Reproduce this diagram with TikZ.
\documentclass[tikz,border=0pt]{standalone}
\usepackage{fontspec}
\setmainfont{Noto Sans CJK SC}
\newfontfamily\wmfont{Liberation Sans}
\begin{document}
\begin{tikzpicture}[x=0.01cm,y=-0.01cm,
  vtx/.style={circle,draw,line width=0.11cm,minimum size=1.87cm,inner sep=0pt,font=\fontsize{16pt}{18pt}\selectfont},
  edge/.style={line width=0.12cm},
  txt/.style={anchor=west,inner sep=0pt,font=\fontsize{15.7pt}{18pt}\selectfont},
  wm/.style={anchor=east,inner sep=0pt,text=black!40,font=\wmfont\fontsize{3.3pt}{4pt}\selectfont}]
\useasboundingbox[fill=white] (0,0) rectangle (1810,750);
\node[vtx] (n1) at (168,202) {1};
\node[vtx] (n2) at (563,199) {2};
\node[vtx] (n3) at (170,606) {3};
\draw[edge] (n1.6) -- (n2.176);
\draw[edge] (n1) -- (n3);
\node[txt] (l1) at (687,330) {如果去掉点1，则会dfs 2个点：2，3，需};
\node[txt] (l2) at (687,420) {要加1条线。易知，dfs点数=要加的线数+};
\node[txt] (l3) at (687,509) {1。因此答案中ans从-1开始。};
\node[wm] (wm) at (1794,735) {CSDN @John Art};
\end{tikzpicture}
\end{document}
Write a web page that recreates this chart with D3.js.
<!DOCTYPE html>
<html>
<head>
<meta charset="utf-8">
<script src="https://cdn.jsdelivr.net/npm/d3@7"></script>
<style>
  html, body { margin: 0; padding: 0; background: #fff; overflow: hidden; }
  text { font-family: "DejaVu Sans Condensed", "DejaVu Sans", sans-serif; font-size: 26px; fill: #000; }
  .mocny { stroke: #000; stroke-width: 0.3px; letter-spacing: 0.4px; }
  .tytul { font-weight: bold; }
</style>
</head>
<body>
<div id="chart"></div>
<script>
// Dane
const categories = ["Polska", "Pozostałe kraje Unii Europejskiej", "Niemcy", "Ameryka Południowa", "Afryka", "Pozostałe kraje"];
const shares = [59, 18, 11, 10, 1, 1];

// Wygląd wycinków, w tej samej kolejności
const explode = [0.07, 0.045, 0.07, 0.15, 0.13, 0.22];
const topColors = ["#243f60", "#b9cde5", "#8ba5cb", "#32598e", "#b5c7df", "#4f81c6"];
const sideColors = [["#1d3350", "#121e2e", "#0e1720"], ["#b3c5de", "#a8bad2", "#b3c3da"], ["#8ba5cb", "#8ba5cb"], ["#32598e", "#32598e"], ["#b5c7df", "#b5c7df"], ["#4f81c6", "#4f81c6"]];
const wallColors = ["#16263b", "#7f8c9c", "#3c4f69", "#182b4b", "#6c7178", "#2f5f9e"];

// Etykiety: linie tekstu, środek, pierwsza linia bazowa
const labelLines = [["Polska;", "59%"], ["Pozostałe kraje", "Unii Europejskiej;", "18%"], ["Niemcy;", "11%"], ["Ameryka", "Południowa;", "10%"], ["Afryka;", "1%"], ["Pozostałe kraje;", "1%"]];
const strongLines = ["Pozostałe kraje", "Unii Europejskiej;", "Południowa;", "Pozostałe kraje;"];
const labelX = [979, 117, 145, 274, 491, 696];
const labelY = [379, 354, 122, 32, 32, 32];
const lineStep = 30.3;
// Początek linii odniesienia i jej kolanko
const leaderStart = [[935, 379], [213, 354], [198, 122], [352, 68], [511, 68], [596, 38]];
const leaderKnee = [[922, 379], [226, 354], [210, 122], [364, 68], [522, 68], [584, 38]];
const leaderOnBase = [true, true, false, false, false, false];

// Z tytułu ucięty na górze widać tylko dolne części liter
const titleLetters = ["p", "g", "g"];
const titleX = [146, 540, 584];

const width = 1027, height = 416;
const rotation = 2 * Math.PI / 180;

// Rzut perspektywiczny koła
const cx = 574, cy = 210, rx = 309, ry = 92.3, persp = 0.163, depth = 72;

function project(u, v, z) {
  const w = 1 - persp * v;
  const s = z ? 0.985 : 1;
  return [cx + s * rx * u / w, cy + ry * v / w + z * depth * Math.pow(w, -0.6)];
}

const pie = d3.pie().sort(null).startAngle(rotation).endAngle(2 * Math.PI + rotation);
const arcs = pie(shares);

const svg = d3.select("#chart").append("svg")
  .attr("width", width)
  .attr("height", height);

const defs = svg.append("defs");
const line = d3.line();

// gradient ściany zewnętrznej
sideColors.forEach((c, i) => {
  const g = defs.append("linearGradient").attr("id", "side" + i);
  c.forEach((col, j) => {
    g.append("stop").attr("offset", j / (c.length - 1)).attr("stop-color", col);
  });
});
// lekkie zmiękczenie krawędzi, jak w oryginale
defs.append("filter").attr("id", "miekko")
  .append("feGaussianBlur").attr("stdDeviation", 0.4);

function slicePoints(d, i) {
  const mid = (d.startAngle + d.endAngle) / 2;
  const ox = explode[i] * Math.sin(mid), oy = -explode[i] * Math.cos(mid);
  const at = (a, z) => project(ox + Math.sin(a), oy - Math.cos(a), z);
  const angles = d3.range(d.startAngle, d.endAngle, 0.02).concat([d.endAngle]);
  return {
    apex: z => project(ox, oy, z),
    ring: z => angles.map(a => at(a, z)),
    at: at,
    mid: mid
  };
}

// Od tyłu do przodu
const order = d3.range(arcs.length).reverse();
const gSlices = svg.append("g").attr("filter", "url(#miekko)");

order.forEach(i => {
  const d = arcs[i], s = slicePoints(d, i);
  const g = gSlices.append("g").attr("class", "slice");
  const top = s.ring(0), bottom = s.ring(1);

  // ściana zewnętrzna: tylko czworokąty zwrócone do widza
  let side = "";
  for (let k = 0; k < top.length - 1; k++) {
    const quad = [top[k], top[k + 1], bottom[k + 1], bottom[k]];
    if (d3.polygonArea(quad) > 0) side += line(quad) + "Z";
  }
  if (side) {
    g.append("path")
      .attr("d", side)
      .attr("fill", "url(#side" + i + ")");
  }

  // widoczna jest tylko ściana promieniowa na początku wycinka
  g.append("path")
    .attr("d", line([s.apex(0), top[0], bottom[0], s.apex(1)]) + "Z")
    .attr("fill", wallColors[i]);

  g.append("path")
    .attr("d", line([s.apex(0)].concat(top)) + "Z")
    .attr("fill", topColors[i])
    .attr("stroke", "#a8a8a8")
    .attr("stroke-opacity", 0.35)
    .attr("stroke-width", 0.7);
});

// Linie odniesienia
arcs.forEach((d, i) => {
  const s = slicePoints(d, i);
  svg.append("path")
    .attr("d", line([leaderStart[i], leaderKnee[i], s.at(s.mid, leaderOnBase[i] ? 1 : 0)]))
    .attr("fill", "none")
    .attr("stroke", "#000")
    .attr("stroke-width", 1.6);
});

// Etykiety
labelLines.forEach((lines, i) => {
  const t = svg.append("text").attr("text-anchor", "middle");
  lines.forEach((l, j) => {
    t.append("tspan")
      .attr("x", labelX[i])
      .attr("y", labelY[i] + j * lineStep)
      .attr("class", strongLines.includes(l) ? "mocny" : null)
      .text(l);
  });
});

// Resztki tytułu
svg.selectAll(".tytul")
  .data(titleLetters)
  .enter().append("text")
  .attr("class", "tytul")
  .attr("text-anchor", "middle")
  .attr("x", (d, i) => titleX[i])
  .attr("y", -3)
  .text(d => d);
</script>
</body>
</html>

☆ ☆ ☆ ☆

» Requirement
Can you reproduce all the material exactly?

» Task output
Reproduce this diagram with TikZ.
\documentclass[tikz,border=0pt]{standalone}
\usepackage{fontspec}
\setmainfont{Noto Sans CJK SC}
\newfontfamily\wmfont{Liberation Sans}
\begin{document}
\begin{tikzpicture}[x=0.01cm,y=-0.01cm,
  vtx/.style={circle,draw,line width=0.11cm,minimum size=1.87cm,inner sep=0pt,font=\fontsize{16pt}{18pt}\selectfont},
  edge/.style={line width=0.12cm},
  txt/.style={anchor=west,inner sep=0pt,font=\fontsize{15.7pt}{18pt}\selectfont},
  wm/.style={anchor=east,inner sep=0pt,text=black!40,font=\wmfont\fontsize{3.3pt}{4pt}\selectfont}]
\useasboundingbox[fill=white] (0,0) rectangle (1810,750);
\node[vtx] (n1) at (168,202) {1};
\node[vtx] (n2) at (563,199) {2};
\node[vtx] (n3) at (170,606) {3};
\draw[edge] (n1.6) -- (n2.176);
\draw[edge] (n1) -- (n3);
\node[txt] (l1) at (687,330) {如果去掉点1，则会dfs 2个点：2，3，需};
\node[txt] (l2) at (687,420) {要加1条线。易知，dfs点数=要加的线数+};
\node[txt] (l3) at (687,509) {1。因此答案中ans从-1开始。};
\node[wm] (wm) at (1794,735) {CSDN @John Art};
\end{tikzpicture}
\end{document}
Write a web page that recreates this chart with D3.js.
<!DOCTYPE html>
<html>
<head>
<meta charset="utf-8">
<script src="https://cdn.jsdelivr.net/npm/d3@7"></script>
<style>
  html, body { margin: 0; padding: 0; background: #fff; overflow: hidden; }
  text { font-family: "DejaVu Sans Condensed", "DejaVu Sans", sans-serif; font-size: 26px; fill: #000; }
  .mocny { stroke: #000; stroke-width: 0.3px; letter-spacing: 0.4px; }
  .tytul { font-weight: bold; }
</style>
</head>
<body>
<div id="chart"></div>
<script>
// Dane
const categories = ["Polska", "Pozostałe kraje Unii Europejskiej", "Niemcy", "Ameryka Południowa", "Afryka", "Pozostałe kraje"];
const shares = [59, 18, 11, 10, 1, 1];

// Wygląd wycinków, w tej samej kolejności
const explode = [0.07, 0.045, 0.07, 0.15, 0.13, 0.22];
const topColors = ["#243f60", "#b9cde5", "#8ba5cb", "#32598e", "#b5c7df", "#4f81c6"];
const sideColors = [["#1d3350", "#121e2e", "#0e1720"], ["#b3c5de", "#a8bad2", "#b3c3da"], ["#8ba5cb", "#8ba5cb"], ["#32598e", "#32598e"], ["#b5c7df", "#b5c7df"], ["#4f81c6", "#4f81c6"]];
const wallColors = ["#16263b", "#7f8c9c", "#3c4f69", "#182b4b", "#6c7178", "#2f5f9e"];

// Etykiety: linie tekstu, środek, pierwsza linia bazowa
const labelLines = [["Polska;", "59%"], ["Pozostałe kraje", "Unii Europejskiej;", "18%"], ["Niemcy;", "11%"], ["Ameryka", "Południowa;", "10%"], ["Afryka;", "1%"], ["Pozostałe kraje;", "1%"]];
const strongLines = ["Pozostałe kraje", "Unii Europejskiej;", "Południowa;", "Pozostałe kraje;"];
const labelX = [979, 117, 145, 274, 491, 696];
const labelY = [379, 354, 122, 32, 32, 32];
const lineStep = 30.3;
// Początek linii odniesienia i jej kolanko
const leaderStart = [[935, 379], [213, 354], [198, 122], [352, 68], [511, 68], [596, 38]];
const leaderKnee = [[922, 379], [226, 354], [210, 122], [364, 68], [522, 68], [584, 38]];
const leaderOnBase = [true, true, false, false, false, false];

// Z tytułu ucięty na górze widać tylko dolne części liter
const titleLetters = ["p", "g", "g"];
const titleX = [146, 540, 584];

const width = 1027, height = 416;
const rotation = 2 * Math.PI / 180;

// Rzut perspektywiczny koła
const cx = 574, cy = 210, rx = 309, ry = 92.3, persp = 0.163, depth = 72;

function project(u, v, z) {
  const w = 1 - persp * v;
  const s = z ? 0.985 : 1;
  return [cx + s * rx * u / w, cy + ry * v / w + z * depth * Math.pow(w, -0.6)];
}

const pie = d3.pie().sort(null).startAngle(rotation).endAngle(2 * Math.PI + rotation);
const arcs = pie(shares);

const svg = d3.select("#chart").append("svg")
  .attr("width", width)
  .attr("height", height);

const defs = svg.append("defs");
const line = d3.line();

// gradient ściany zewnętrznej
sideColors.forEach((c, i) => {
  const g = defs.append("linearGradient").attr("id", "side" + i);
  c.forEach((col, j) => {
    g.append("stop").attr("offset", j / (c.length - 1)).attr("stop-color", col);
  });
});
// lekkie zmiękczenie krawędzi, jak w oryginale
defs.append("filter").attr("id", "miekko")
  .append("feGaussianBlur").attr("stdDeviation", 0.4);

function slicePoints(d, i) {
  const mid = (d.startAngle + d.endAngle) / 2;
  const ox = explode[i] * Math.sin(mid), oy = -explode[i] * Math.cos(mid);
  const at = (a, z) => project(ox + Math.sin(a), oy - Math.cos(a), z);
  const angles = d3.range(d.startAngle, d.endAngle, 0.02).concat([d.endAngle]);
  return {
    apex: z => project(ox, oy, z),
    ring: z => angles.map(a => at(a, z)),
    at: at,
    mid: mid
  };
}

// Od tyłu do przodu
const order = d3.range(arcs.length).reverse();
const gSlices = svg.append("g").attr("filter", "url(#miekko)");

order.forEach(i => {
  const d = arcs[i], s = slicePoints(d, i);
  const g = gSlices.append("g").attr("class", "slice");
  const top = s.ring(0), bottom = s.ring(1);

  // ściana zewnętrzna: tylko czworokąty zwrócone do widza
  let side = "";
  for (let k = 0; k < top.length - 1; k++) {
    const quad = [top[k], top[k + 1], bottom[k + 1], bottom[k]];
    if (d3.polygonArea(quad) > 0) side += line(quad) + "Z";
  }
  if (side) {
    g.append("path")
      .attr("d", side)
      .attr("fill", "url(#side" + i + ")");
  }

  // widoczna jest tylko ściana promieniowa na początku wycinka
  g.append("path")
    .attr("d", line([s.apex(0), top[0], bottom[0], s.apex(1)]) + "Z")
    .attr("fill", wallColors[i]);

  g.append("path")
    .attr("d", line([s.apex(0)].concat(top)) + "Z")
    .attr("fill", topColors[i])
    .attr("stroke", "#a8a8a8")
    .attr("stroke-opacity", 0.35)
    .attr("stroke-width", 0.7);
});

// Linie odniesienia
arcs.forEach((d, i) => {
  const s = slicePoints(d, i);
  svg.append("path")
    .attr("d", line([leaderStart[i], leaderKnee[i], s.at(s.mid, leaderOnBase[i] ? 1 : 0)]))
    .attr("fill", "none")
    .attr("stroke", "#000")
    .attr("stroke-width", 1.6);
});

// Etykiety
labelLines.forEach((lines, i) => {
  const t = svg.append("text").attr("text-anchor", "middle");
  lines.forEach((l, j) => {
    t.append("tspan")
      .attr("x", labelX[i])
      .attr("y", labelY[i] + j * lineStep)
      .attr("class", strongLines.includes(l) ? "mocny" : null)
      .text(l);
  });
});

// Resztki tytułu
svg.selectAll(".tytul")
  .data(titleLetters)
  .enter().append("text")
  .attr("class", "tytul")
  .attr("text-anchor", "middle")
  .attr("x", (d, i) => titleX[i])
  .attr("y", -3)
  .text(d => d);
</script>
</body>
</html>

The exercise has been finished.